The normal line is a line that is perpendicular to the tangent line at the point of tangency. If two lines are perpendicular, the product of their slopes is $$-1$$. Therefore, the slope of the normal line ($$m_n$$) is the negative reciprocal of the slope of the tangent line ($$m_t$$).

$$m_n = -\frac{1}{m_t}$$

Substitute the slope of the tangent line we found:

$$m_n = -\frac{1}{\frac{\sqrt{5}}{2}} = -\frac{2}{\sqrt{5}}$$

Rationalize the denominator by multiplying the numerator and denominator by $$\sqrt{5}$$:

$$m_n = -\frac{2\sqrt{5}}{5}$$

Now we use the point-slope form of a line, $$y - y_0 = m(x - x_0)$$, with the given point $$(x_0, y_0) = (-3, -3\sqrt{5})$$ and the normal slope $$m_n = -\frac{2\sqrt{5}}{5}$$.

$$y - (-3\sqrt{5}) = -\frac{2\sqrt{5}}{5}(x - (-3))$$

$$y + 3\sqrt{5} = -\frac{2\sqrt{5}}{5}(x + 3)$$

Multiply both sides by 5 to clear the fraction:

$$5(y + 3\sqrt{5}) = -2\sqrt{5}(x + 3)$$

$$5y + 15\sqrt{5} = -2\sqrt{5}x - 6\sqrt{5}$$

Rearrange the equation into slope-intercept form:

$$5y = -2\sqrt{5}x - 6\sqrt{5} - 15\sqrt{5}$$

$$5y = -2\sqrt{5}x - 21\sqrt{5}$$

$$y = -\frac{2\sqrt{5}}{5}x - \frac{21\sqrt{5}}{5}$$

This is the equation of the normal line. We can also write it in the general form:

$$2\sqrt{5}x + 5y + 21\sqrt{5} = 0$$

**step6 Sketch the Parabola, Tangent, and Normal Lines**

To sketch the graphs, we visualize the shape of the parabola and identify key points for the lines. The parabola $$y^2 = -15x$$ opens to the left and has its vertex at the origin $$(0,0)$$. For example, if we choose $$x=-15$$, then $$y^2 = -15(-15) = 225$$, which gives $$y = \pm 15$$. So, points like $$(-15, 15)$$ and $$(-15, -15)$$ are on the parabola. The given point of tangency is $$(-3, -3\sqrt{5})$$, which is approximately $$(-3, -6.7)$$. This point is on the lower branch of the parabola.

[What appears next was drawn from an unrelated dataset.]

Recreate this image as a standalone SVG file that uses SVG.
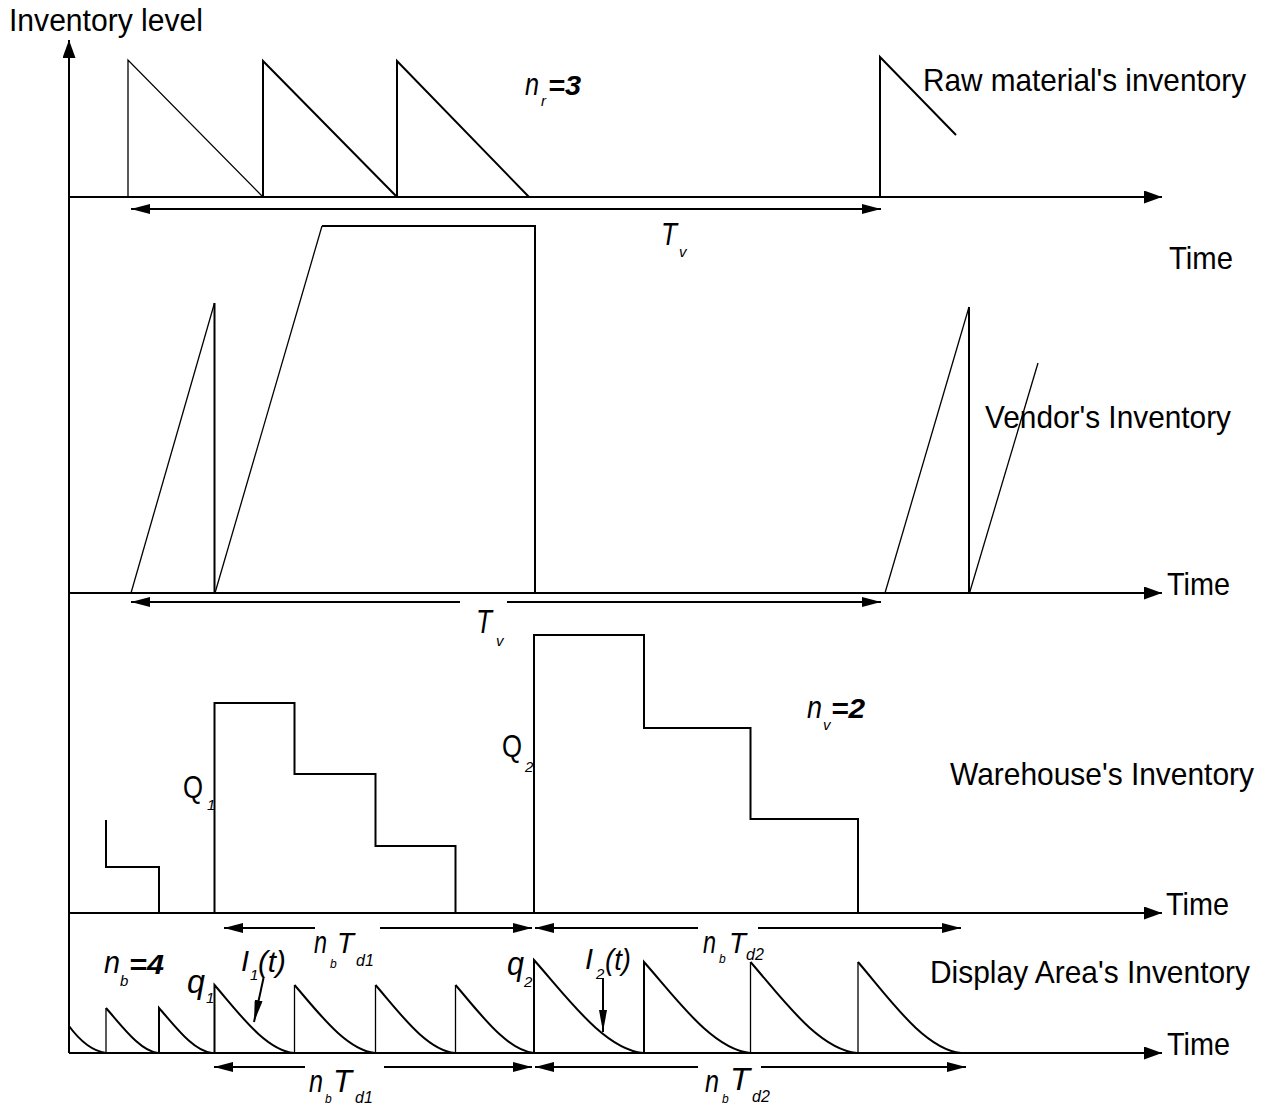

The tangent line is $$y = \frac{\sqrt{5}}{2}x - \frac{3\sqrt{5}}{2}$$. Its slope is positive ($$\approx 1.12$$), meaning it rises from left to right. It passes through the point $$(-3, -3\sqrt{5})$$. To find other points for sketching, its y-intercept (where $$x=0$$) is $$-\frac{3\sqrt{5}}{2} \approx -3.35$$. Its x-intercept (where $$y=0$$) is found by setting $$\frac{\sqrt{5}}{2}x = \frac{3\sqrt{5}}{2}$$, which simplifies to $$x=3$$. So, the tangent line passes through $$(3,0)$$.

The normal line is $$y = -\frac{2\sqrt{5}}{5}x - \frac{21\sqrt{5}}{5}$$. Its slope is negative ($$\approx -0.89$$), meaning it falls from left to right. It also passes through the point $$(-3, -3\sqrt{5})$$. Its y-intercept (where $$x=0$$) is $$-\frac{21\sqrt{5}}{5} \approx -9.4$$. Its x-intercept (where $$y=0$$) is found by setting $$-\frac{2\sqrt{5}}{5}x = \frac{21\sqrt{5}}{5}$$, which simplifies to $$-2x = 21$$, or $$x = -10.5$$. So, the normal line passes through $$(-10.5, 0)$$.

The sketch would show the parabola opening to the left, passing through the origin. The point $$(-3, -3\sqrt{5})$$ is on the lower half of the parabola. The tangent line would touch the parabola at this point, appearing to graze it. The normal line would also pass through $$(-3, -3\sqrt{5})$$ and would be drawn perpendicular to the tangent line at that point.